Set task: Leave the pictures out and quote every line from the start of the listing to the line with "const targetVal = [95, 150, 150, 181, 240, 240, 60, 60];", inclusive.

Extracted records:
#####

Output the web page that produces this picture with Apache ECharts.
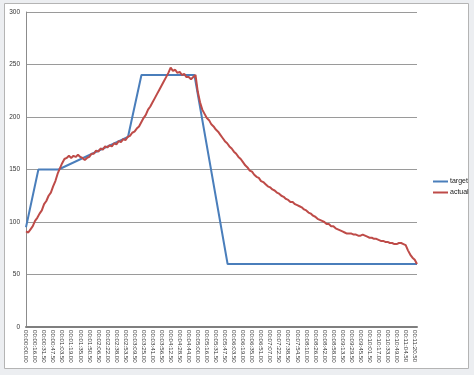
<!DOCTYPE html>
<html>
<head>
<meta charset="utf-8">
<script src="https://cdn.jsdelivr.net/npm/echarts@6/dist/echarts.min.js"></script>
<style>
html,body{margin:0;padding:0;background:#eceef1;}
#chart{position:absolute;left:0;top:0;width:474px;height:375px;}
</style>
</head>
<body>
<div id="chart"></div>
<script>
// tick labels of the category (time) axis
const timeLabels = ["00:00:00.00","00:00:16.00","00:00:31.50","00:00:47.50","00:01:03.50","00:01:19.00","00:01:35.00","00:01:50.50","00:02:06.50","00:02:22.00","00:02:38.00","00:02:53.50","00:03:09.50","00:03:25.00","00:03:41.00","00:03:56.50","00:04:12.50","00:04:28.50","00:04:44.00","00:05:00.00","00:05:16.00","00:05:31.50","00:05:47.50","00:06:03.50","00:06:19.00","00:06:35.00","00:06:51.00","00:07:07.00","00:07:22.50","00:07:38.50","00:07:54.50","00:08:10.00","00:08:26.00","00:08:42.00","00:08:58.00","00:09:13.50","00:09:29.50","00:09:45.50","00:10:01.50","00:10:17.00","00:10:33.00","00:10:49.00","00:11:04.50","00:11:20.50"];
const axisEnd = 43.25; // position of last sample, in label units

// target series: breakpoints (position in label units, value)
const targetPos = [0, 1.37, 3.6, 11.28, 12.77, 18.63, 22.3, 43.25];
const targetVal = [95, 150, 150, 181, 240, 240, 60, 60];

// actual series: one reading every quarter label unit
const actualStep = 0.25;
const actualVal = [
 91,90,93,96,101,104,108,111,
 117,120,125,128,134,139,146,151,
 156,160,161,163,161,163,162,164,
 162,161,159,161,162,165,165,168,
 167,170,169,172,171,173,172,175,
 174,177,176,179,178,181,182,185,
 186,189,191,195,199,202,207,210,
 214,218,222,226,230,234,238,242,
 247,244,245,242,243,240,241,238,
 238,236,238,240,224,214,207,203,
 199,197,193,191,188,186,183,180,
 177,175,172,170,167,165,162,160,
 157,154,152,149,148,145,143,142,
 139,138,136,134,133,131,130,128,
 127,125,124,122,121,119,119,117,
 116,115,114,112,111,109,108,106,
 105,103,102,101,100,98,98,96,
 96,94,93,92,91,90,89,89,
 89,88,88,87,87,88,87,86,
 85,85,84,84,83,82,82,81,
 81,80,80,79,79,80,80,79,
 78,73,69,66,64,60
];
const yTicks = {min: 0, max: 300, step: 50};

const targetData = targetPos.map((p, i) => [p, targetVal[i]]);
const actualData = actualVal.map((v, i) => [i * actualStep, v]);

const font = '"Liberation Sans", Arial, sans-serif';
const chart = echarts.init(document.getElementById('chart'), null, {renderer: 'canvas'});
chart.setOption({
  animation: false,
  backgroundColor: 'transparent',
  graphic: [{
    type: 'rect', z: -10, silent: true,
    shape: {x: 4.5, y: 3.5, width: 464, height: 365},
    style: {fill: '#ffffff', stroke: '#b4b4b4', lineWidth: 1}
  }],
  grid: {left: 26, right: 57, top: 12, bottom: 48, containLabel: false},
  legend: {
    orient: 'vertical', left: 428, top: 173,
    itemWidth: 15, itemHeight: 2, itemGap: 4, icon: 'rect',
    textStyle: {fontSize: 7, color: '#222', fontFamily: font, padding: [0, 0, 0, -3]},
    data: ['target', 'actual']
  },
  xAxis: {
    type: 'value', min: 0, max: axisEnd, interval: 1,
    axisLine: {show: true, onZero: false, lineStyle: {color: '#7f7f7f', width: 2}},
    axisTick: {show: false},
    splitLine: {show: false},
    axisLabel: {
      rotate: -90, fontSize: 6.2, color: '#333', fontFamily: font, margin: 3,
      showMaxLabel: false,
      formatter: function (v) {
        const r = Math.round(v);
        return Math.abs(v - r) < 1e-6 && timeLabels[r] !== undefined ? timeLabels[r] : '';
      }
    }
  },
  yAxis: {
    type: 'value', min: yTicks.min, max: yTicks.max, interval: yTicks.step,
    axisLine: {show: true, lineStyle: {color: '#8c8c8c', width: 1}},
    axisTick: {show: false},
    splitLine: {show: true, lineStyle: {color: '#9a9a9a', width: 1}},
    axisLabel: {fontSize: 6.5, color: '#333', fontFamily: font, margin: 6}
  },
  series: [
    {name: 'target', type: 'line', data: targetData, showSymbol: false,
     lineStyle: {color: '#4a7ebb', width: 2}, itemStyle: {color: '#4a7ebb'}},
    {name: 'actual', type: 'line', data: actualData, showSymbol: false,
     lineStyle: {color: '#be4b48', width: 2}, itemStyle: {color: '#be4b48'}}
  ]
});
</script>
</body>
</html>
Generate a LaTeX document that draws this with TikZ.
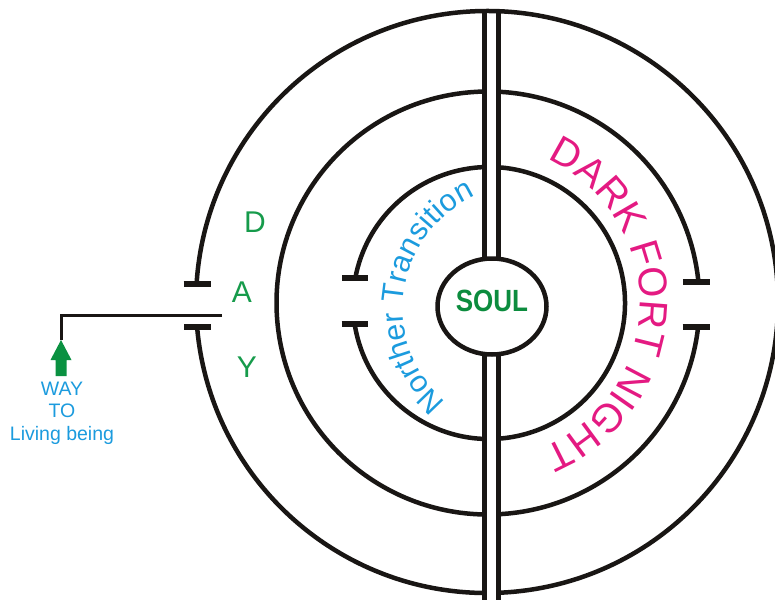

#####

Written response:
Output the web page that produces this picture with Apache ECharts.
<!DOCTYPE html>
<html>
<head>
<meta charset="utf-8">
<script src="https://cdn.jsdelivr.net/npm/echarts@6/dist/echarts.min.js"></script>
<style>
html,body{margin:0;padding:0;background:#eceef1;}
#chart{position:absolute;left:0;top:0;width:474px;height:375px;}
</style>
</head>
<body>
<div id="chart"></div>
<script>
// tick labels of the category (time) axis
const timeLabels = ["00:00:00.00","00:00:16.00","00:00:31.50","00:00:47.50","00:01:03.50","00:01:19.00","00:01:35.00","00:01:50.50","00:02:06.50","00:02:22.00","00:02:38.00","00:02:53.50","00:03:09.50","00:03:25.00","00:03:41.00","00:03:56.50","00:04:12.50","00:04:28.50","00:04:44.00","00:05:00.00","00:05:16.00","00:05:31.50","00:05:47.50","00:06:03.50","00:06:19.00","00:06:35.00","00:06:51.00","00:07:07.00","00:07:22.50","00:07:38.50","00:07:54.50","00:08:10.00","00:08:26.00","00:08:42.00","00:08:58.00","00:09:13.50","00:09:29.50","00:09:45.50","00:10:01.50","00:10:17.00","00:10:33.00","00:10:49.00","00:11:04.50","00:11:20.50"];
const axisEnd = 43.25; // position of last sample, in label units

// target series: breakpoints (position in label units, value)
const targetPos = [0, 1.37, 3.6, 11.28, 12.77, 18.63, 22.3, 43.25];
const targetVal = [95, 150, 150, 181, 240, 240, 60, 60];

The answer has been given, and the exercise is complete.